Marketability of Title
The court then addressed the standard for determining whether a title is marketable. A marketable title is one that is free from serious defects, does not expose the purchaser to litigation risks, and can be sold or mortgaged at fair value. The only purported defect raised by Slye was the deed of vacation, which the court had already determined was a nullity. Since this defect was not considered serious and did not raise legal uncertainties, the court found that the title remained marketable. The court also highlighted that the existence of a cloud on title typically indicates a serious defect, but in this instance, the deed of vacation was without legal foundation and thus did not constitute a cloud. Additionally, the court compared this situation to other cases where courts found that defects that lacked serious implications did not affect marketability, reinforcing its conclusion that Slye had no valid basis for claiming the title was unmarketable.
Insurability of Title
The court further assessed Slye's claim regarding the insurability of the title. Slye contended that the deed of vacation, listed as an exception by the title insurance company, rendered the title uninsurable. However, the court pointed out that the title company, First American, had issued a commitment to insure the property despite noting the deed of vacation as an exception. This indicated that the title was indeed insurable, countering Slye's argument. The court clarified that the mere existence of exceptions in a title insurance commitment does not automatically mean the title is uninsurable, especially when the title company is willing to provide coverage. Therefore, the court concluded that the title was both marketable and insurable, further undermining Slye's justification for refusing to proceed with the settlement.
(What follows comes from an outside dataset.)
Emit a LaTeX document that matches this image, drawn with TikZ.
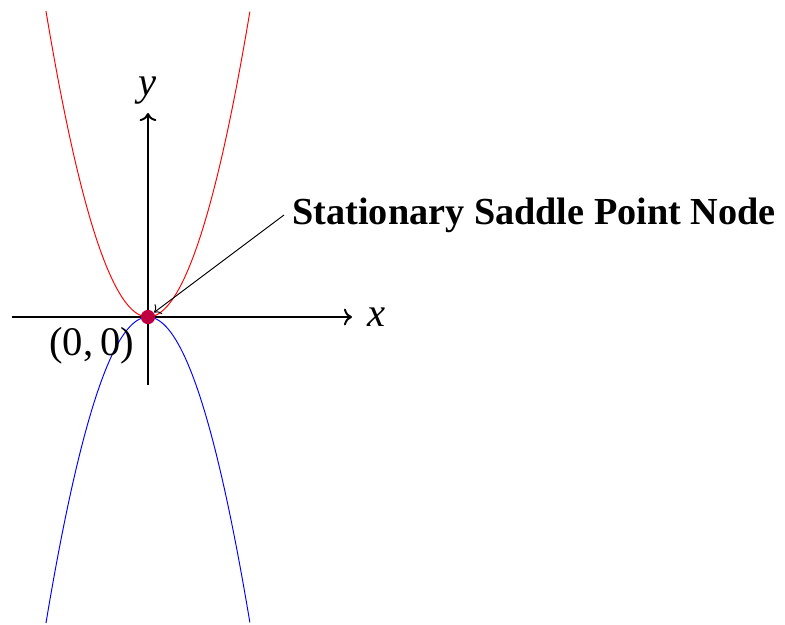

Duty to Cure Title Defects
The court also discussed whether Presidential Gardens had a duty to cure any title defects as claimed by Slye. The agreements included a provision allowing Presidential Gardens the option to address any question of title rendering it unmarketable. However, the court emphasized that this option only arises if the title is indeed unmarketable. Since the court had already determined that the title was marketable, there was no duty for Presidential Gardens to cure any alleged defects. Therefore, Slye's argument that there was a duty to cure was rendered moot, as the conditions triggering that duty had not been satisfied. The court's finding effectively absolved Presidential Gardens from any responsibility to remedy the title situation, reinforcing Slye's default under the agreements.
Conclusion
In conclusion, the court affirmed the district court's decision that Slye had defaulted on the agreements. The deed of vacation was deemed a nullity due to noncompliance with statutory requirements, which did not affect the marketability or insurability of the title. The court found that Slye's refusal to settle lacked justification since the title remained marketable and insurable, and there was no duty for Presidential Gardens to cure any non-existent defects. Thus, the court upheld the award of Slye's earnest money deposit to Presidential Gardens, affirming the lower court's ruling. This case highlighted the importance of compliance with statutory requirements in real estate transactions and the implications of title defects on contractual obligations.